Filed: February 21, 2018 ◆§ 3:18-cv-00505
Two SCANA Corporation shareholders have filed suit against the company’s board of directors, Dominion Energy, Inc., and Sedona Corp. over a proposed merger between SCANA and Dominion.
Two SCANA Corporation shareholders have filed suit against the company’s board of directors, Dominion Energy, Inc., and Sedona Corp. over a proposed merger between SCANA and Dominion that the plaintiffs claim undervalues the company and is unfair to investors.
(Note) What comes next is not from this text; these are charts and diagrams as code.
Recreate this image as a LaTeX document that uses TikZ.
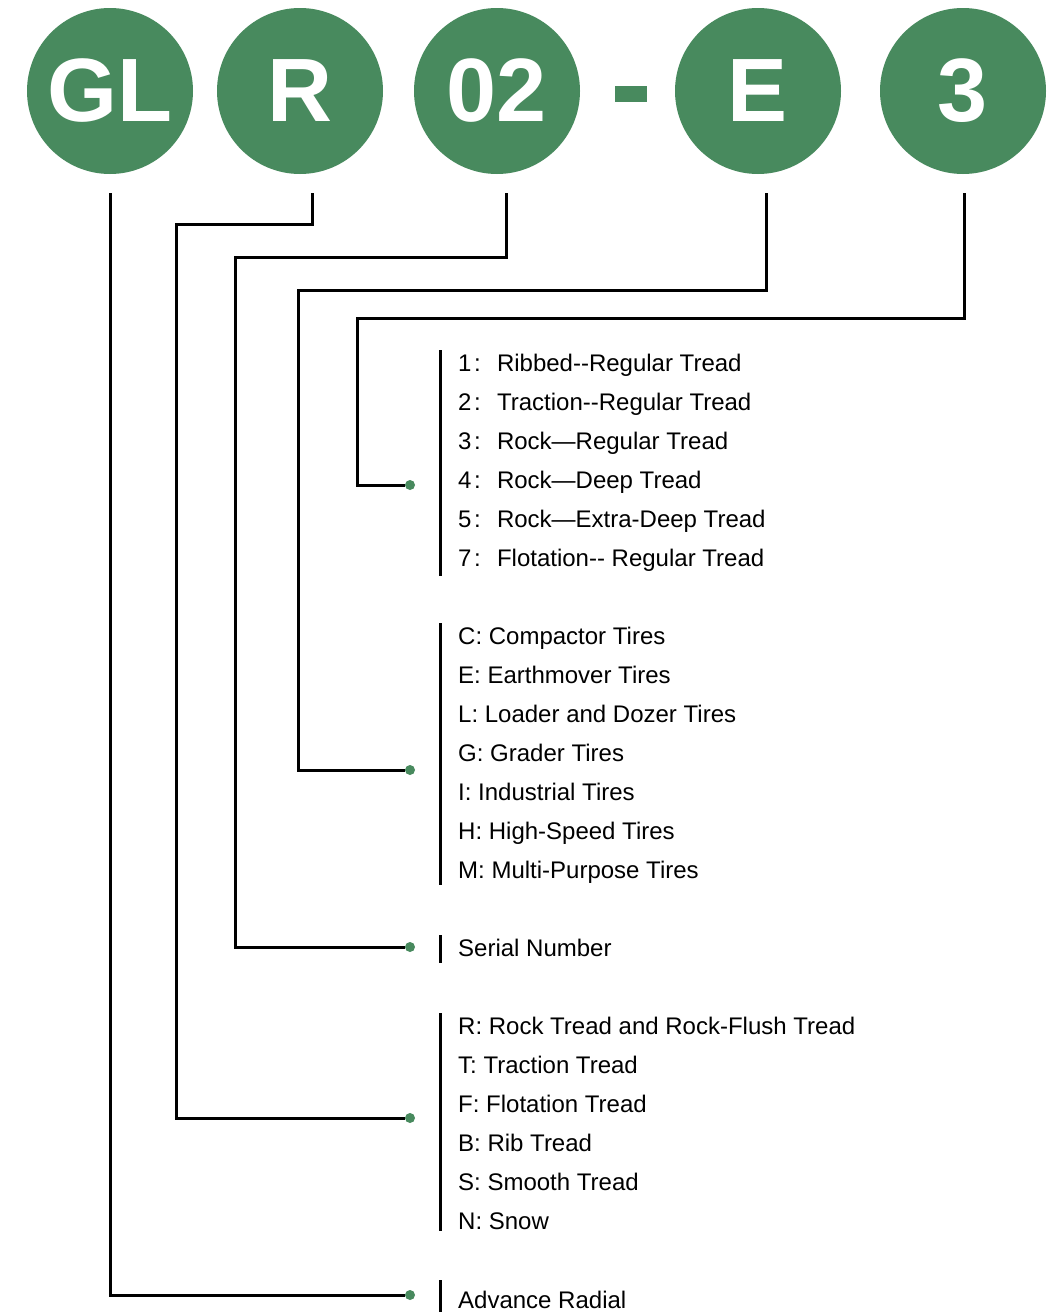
\documentclass[tikz,border=0pt]{standalone}
\usepackage{fontspec}
\setmainfont{Liberation Sans}
\usetikzlibrary{positioning}
\definecolor{codegreen}{RGB}{72,138,94}

\begin{document}
\begin{tikzpicture}[x=1pt, y=-1pt,
				badge/.style={circle, fill=codegreen, minimum size=166pt, inner sep=0pt, text=white, font=\fontsize{90}{90}\selectfont\bfseries},
				item/.style={anchor=west, inner sep=0pt, text height=18pt, text depth=6pt, font=\fontsize{24}{28}\selectfont},
				pin/.style={circle, fill=codegreen, minimum size=10pt, inner sep=0pt},
				link/.style={draw, line width=3pt},
				bar/.style={draw, line width=3pt}
				]
				\useasboundingbox (0,0) rectangle (1048,1312);
				
				% code letters
				\node[badge] (gl) at (110,91) {GL};
				\node[badge] (r) at (300,91) {R};
				\node[badge] (num) at (497,91) {02};
				\node[fill=codegreen, minimum width=32pt, minimum height=16pt, inner sep=0pt] (dash) at (631,94) {};
				\node[badge] (e) at (758,91) {E};
				\node[badge] (three) at (963,91) {3};
				
				\coordinate (gltop) at (110,193);
				\coordinate (rtop) at (312,193);
				\coordinate (numtop) at (506,193);
				\coordinate (etop) at (766,193);
				\coordinate (threetop) at (964,193);
				
				% tread design
				\node[item] (t1) at (458,365.5) {1\makebox[25.5pt][l]{\hspace{2.5pt}:}Ribbed{-}{-}Regular Tread};
				\node[item, below=14.6pt of t1.south west, anchor=north west] (t2) {2\makebox[25.5pt][l]{\hspace{2.5pt}:}Traction{-}{-}Regular Tread};
				\node[item, below=14.6pt of t2.south west, anchor=north west] (t3) {3\makebox[25.5pt][l]{\hspace{2.5pt}:}Rock—Regular Tread};
				\node[item, below=14.6pt of t3.south west, anchor=north west] (t4) {4\makebox[25.5pt][l]{\hspace{2.5pt}:}Rock—Deep Tread};
				\node[item, below=14.6pt of t4.south west, anchor=north west] (t5) {5\makebox[25.5pt][l]{\hspace{2.5pt}:}Rock—Extra-Deep Tread};
				\node[item, below=14.6pt of t5.south west, anchor=north west] (t6) {7\makebox[25.5pt][l]{\hspace{2.5pt}:}Flotation{-}{-} Regular Tread};
				
				% application
				\node[item] (c1) at (458,638.5) {C: Compactor Tires};
				\node[item, below=14.6pt of c1.south west, anchor=north west] (c2) {E: Earthmover Tires};
				\node[item, below=14.6pt of c2.south west, anchor=north west] (c3) {L: Loader and Dozer Tires};
				\node[item, below=14.6pt of c3.south west, anchor=north west] (c4) {G: Grader Tires};
				\node[item, below=14.6pt of c4.south west, anchor=north west] (c5) {I: Industrial Tires};
				\node[item, below=14.6pt of c5.south west, anchor=north west] (c6) {H: High-Speed Tires};
				\node[item, below=14.6pt of c6.south west, anchor=north west] (c7) {M: Multi-Purpose Tires};
				
				% serial
				\node[item] (s1) at (458,950.5) {Serial Number};
				
				% pattern
				\node[item] (p1) at (458,1028.5) {R: Rock Tread and Rock-Flush Tread};
				\node[item, below=14.6pt of p1.south west, anchor=north west] (p2) {T: Traction Tread};
				\node[item, below=14.6pt of p2.south west, anchor=north west] (p3) {F: Flotation Tread};
				\node[item, below=14.6pt of p3.south west, anchor=north west] (p4) {B: Rib Tread};
				\node[item, below=14.6pt of p4.south west, anchor=north west] (p5) {S: Smooth Tread};
				\node[item, below=14.6pt of p5.south west, anchor=north west] (p6) {N: Snow};
				
				% structure
				\node[item] (a1) at (458,1302.5) {Advance Radial};
				
				\draw[bar] ([xshift=-18pt,yshift=3pt]t1.north west) -- ([xshift=-18pt,yshift=-3pt]t6.south west);
				\draw[bar] ([xshift=-18pt,yshift=3pt]c1.north west) -- ([xshift=-18pt]c7.south west);
				\draw[bar] ([xshift=-18pt,yshift=3pt]s1.north west) -- ([xshift=-18pt]s1.south west);
				\draw[bar] ([xshift=-18pt,yshift=3pt]p1.north west) -- ([xshift=-18pt,yshift=5pt]p6.south west);
				\draw[bar] ([xshift=-18pt,yshift=10pt]a1.north west) -- ([xshift=-18pt,yshift=-12pt]a1.south west);
				
				% end points
				\node[pin] (pinthree) at (410,485) {};
				\node[pin] (pine) at (410,770) {};
				\node[pin] (pinnum) at (410,947) {};
				\node[pin] (pinr) at (410,1118) {};
				\node[pin] (pingl) at (410,1295) {};
				
				\draw[link] (threetop) -- ++(0,125) -| ([xshift=-53pt]pinthree.center) -- (pinthree);
				\draw[link] (etop) -- ++(0,97) -| ([xshift=-112pt]pine.center) -- (pine);
				\draw[link] (numtop) -- ++(0,64) -| ([xshift=-175pt]pinnum.center) -- (pinnum);
				\draw[link] (rtop) -- ++(0,31) -| ([xshift=-234pt]pinr.center) -- (pinr);
				\draw[link] (gltop) |- (pingl);
			\end{tikzpicture}
\end{document}
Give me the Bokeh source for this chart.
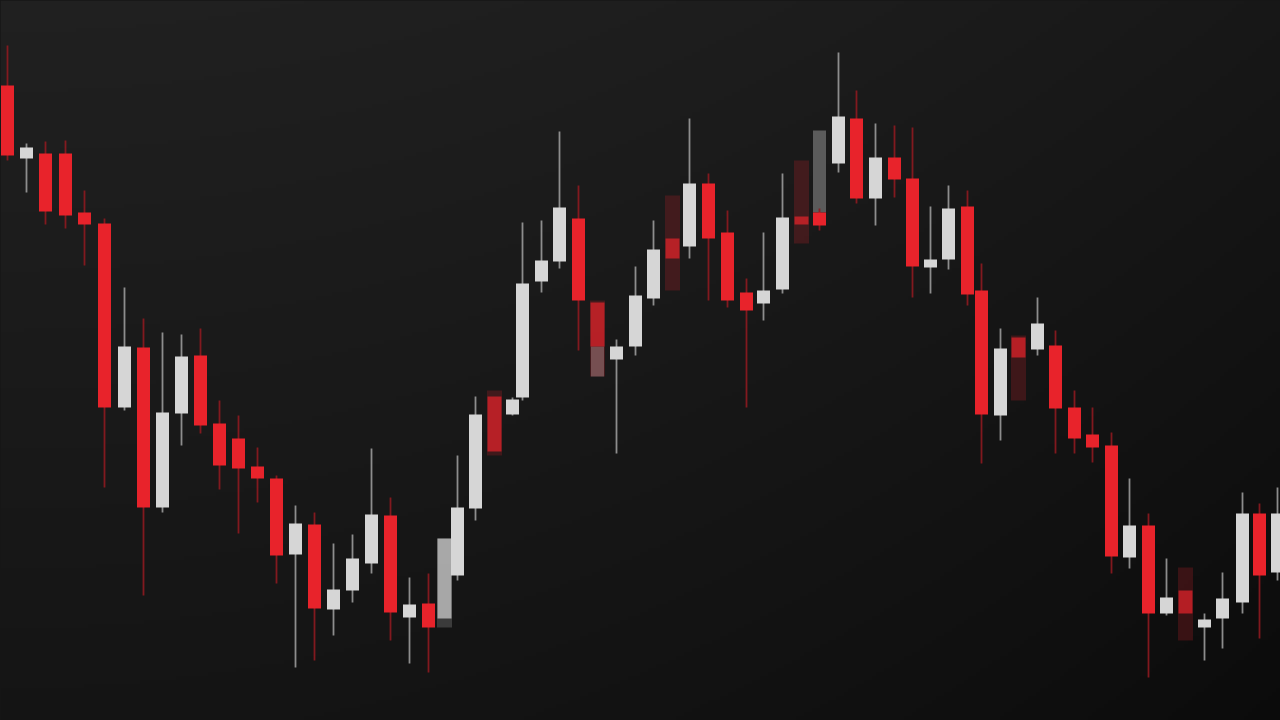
import numpy as np
from bokeh.plotting import figure
from bokeh.models import ColumnDataSource, Range1d
from bokeh.embed import file_html
from bokeh.resources import INLINE

# ---- data (price units) ----
t = [7, 26, 45, 65, 84, 104, 124, 143, 162, 181, 200, 219, 238, 257, 276, 295, 314, 333, 352, 371,
     390, 409, 428, 444, 457, 475, 494, 512, 522, 541, 559, 578, 597, 616, 635, 653, 672, 689, 708, 727,
     746, 763, 782, 801, 819, 838, 856, 875, 894, 912, 930, 948, 967, 981, 1000, 1018, 1037, 1055, 1074, 1092,
     1111, 1129, 1148, 1166, 1185, 1204, 1222, 1242, 1259, 1277]
open_ = [635, 562, 567, 567, 508, 497, 313, 373, 213, 307, 365, 297, 282, 254, 242, 166, 196, 111, 130, 157,
         205, 103, 117, 102, 145, 212, 324, 306, 323, 439, 459, 502, 418, 361, 374, 422, 482, 474, 537, 488,
         428, 417, 431, 504, 508, 557, 602, 522, 563, 542, 453, 461, 514, 430, 305, 383, 371, 375, 313, 286,
         275, 163, 195, 107, 130, 93, 102, 118, 207, 148]
high = [675, 577, 579, 580, 530, 502, 433, 402, 388, 386, 392, 320, 305, 273, 245, 215, 208, 177, 186, 272,
        223, 143, 147, 182, 265, 324, 330, 323, 498, 500, 589, 535, 420, 381, 454, 500, 525, 602, 547, 510,
        442, 488, 547, 560, 512, 668, 630, 597, 595, 593, 514, 535, 530, 457, 392, 385, 423, 390, 330, 313,
        288, 242, 207, 162, 153, 107, 148, 228, 217, 233]
low = [560, 528, 496, 492, 455, 233, 310, 125, 208, 275, 287, 231, 187, 218, 137, 53, 60, 85, 118, 147,
       80, 57, 48, 93, 140, 200, 265, 305, 320, 428, 452, 370, 344, 267, 365, 415, 430, 462, 420, 413,
       313, 400, 427, 477, 490, 548, 517, 495, 523, 423, 427, 451, 415, 257, 280, 320, 365, 267, 267, 258,
       147, 152, 43, 105, 80, 60, 72, 107, 82, 140]
close = [565, 573, 509, 505, 496, 313, 374, 213, 308, 364, 295, 255, 252, 242, 165, 197, 112, 131, 162, 206,
         108, 116, 93, 182, 213, 306, 269, 321, 437, 460, 513, 420, 374, 374, 425, 471, 462, 537, 482, 420,
         410, 430, 503, 496, 495, 604, 522, 563, 541, 454, 461, 512, 426, 306, 372, 363, 397, 312, 282, 273,
         164, 195, 107, 123, 107, 101, 122, 207, 145, 207]
blurred = [23, 26, 32, 36, 43, 55, 64]          # candles caught in motion blur
ghost_t = [597, 819]                             # faint trailing ghost bodies
ghost_top = [374, 590]
ghost_bottom = [344, 508]

RED, RED_WICK = "#e8232b", "#8e1a20"
WHITE, WHITE_WICK = "#d6d6d6", "#9a9a9a"

n = len(t)
up = [close[i] >= open_[i] for i in range(n)]
sharp = [i for i in range(n) if i not in blurred]

def src(idx):
    return ColumnDataSource(dict(
        x=[t[i] for i in idx],
        top=[max(open_[i], close[i]) for i in idx],
        bottom=[min(open_[i], close[i]) for i in idx],
        high=[high[i] for i in idx],
        low=[low[i] for i in idx],
        fill=[WHITE if up[i] else RED for i in idx],
        wick=[WHITE_WICK if up[i] else RED_WICK for i in idx],
    ))

W, H = 1280, 720
p = figure(width=W, height=H, output_backend="svg", toolbar_location=None,
           x_range=Range1d(0, 1280), y_range=Range1d(0, 720),
           min_border=0, border_fill_color="#171717", outline_line_color=None,
           background_fill_color="#171717")
p.axis.visible = False
p.grid.visible = False

# background vignette (lighter top-left, darker bottom/right)
gh, gw = 180, 320
yy, xx = np.mgrid[0:gh, 0:gw]
yf = yy / (gh - 1)          # 0 bottom -> 1 top
xf = xx / (gw - 1)
v = 20 + 12 * yf - 9 * xf ** 2
v = np.clip(np.round(v), 0, 255).astype(np.uint32)
img = (np.uint32(255) << 24) | (v << 16) | (v << 8) | v
p.image_rgba(image=[img.astype(np.uint32)], x=0, y=0, dw=1280, dh=720)

# ghost bodies
gs = ColumnDataSource(dict(x=ghost_t, top=ghost_top, bottom=ghost_bottom))
p.vbar(x="x", top="top", bottom="bottom", width=13, source=gs,
       fill_color=WHITE, fill_alpha=0.35, line_color=None)

# blurred candles: glow + soft body
bs = src(blurred)
p.vbar(x="x", top="high", bottom="low", width=15, source=bs,
       fill_color="fill", fill_alpha=0.2, line_color=None)
p.vbar(x="x", top="top", bottom="bottom", width=14, source=bs,
       fill_color="fill", fill_alpha=0.7, line_color=None)

# sharp candles
ss = src(sharp)
p.segment(x0="x", y0="high", x1="x", y1="low", source=ss,
          line_color="wick", line_width=1.8, line_alpha=0.9)
p.vbar(x="x", top="top", bottom="bottom", width=13, source=ss,
       fill_color="fill", line_color=None)

template = """
{% block postamble %}
<style>html, body{background:#171717; margin:0; overflow:hidden;}</style>
{% endblock %}
"""

open("out.html", "w").write(file_html(p, INLINE, template=template))
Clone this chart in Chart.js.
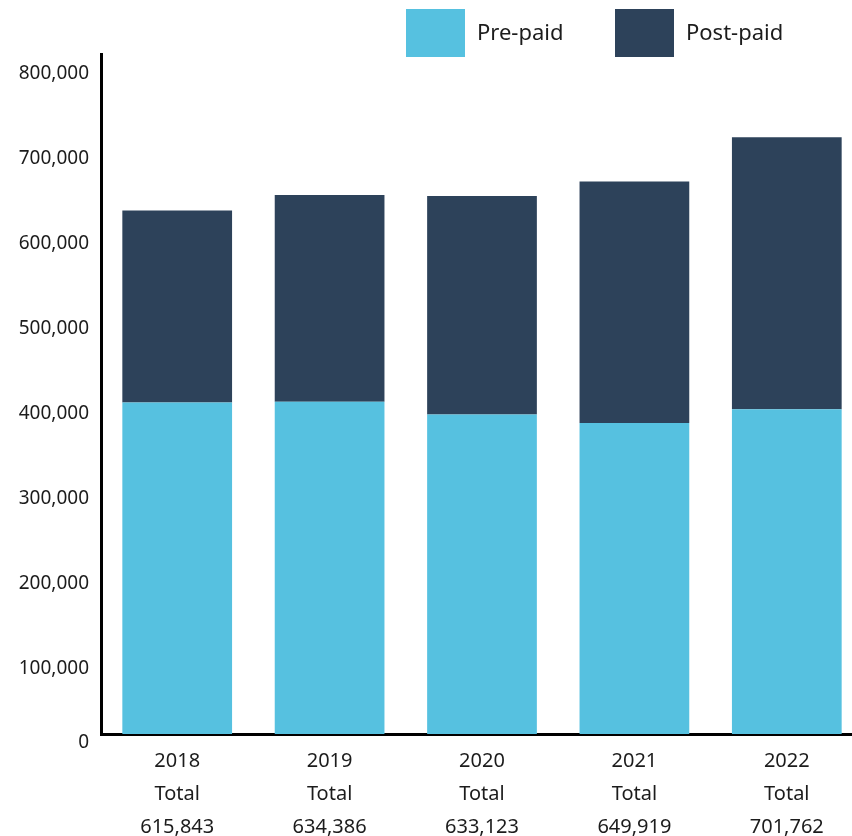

The suit begins by discussing SCANA’s recent abandonment of a failed nuclear reactor project in South Carolina that caused the company’s stock prices to drop significantly. According to the complaint, the individual defendants knew of the project’s setbacks from the beginning – including “repeated delays, cost overruns, and design and construction issues” – but continued to assure investors that operations were running smoothly and on time. After the company announced it would not finish building the reactors, the suit continues, the truth of the board members’ alleged mismanagement and deception was revealed, resulting in a criminal investigation and subpoenas from the South Carolina attorney general and the Securities and Exchange Commission.
On January 3, 2018, only months after SCANA’s July 2017 announcement, the board of directors allegedly reported that they had agreed to sell the company to Dominion for a price the plaintiffs claim is insufficient. The case argues that the defendants “made no effort to seek a suitor willing to pay a higher price than Dominion” and neglected their duty to provide the best value to shareholders. From the complaint:
While the Board rushed to escape personal liability by inking a deal with Dominion that severely undervalues the Company, they would have been able to secure a more valuable deal for SCANA’s public shareholders if they had initiated a sales process.”
Moreover, the suit argues that the proposed deal “enriches insiders” instead of investors, noting that SCANA executives stand to receive “a tremendous payout” upon completion of the merger.
The case was originally filed in South Carolina circuit court but has since been removed to district court.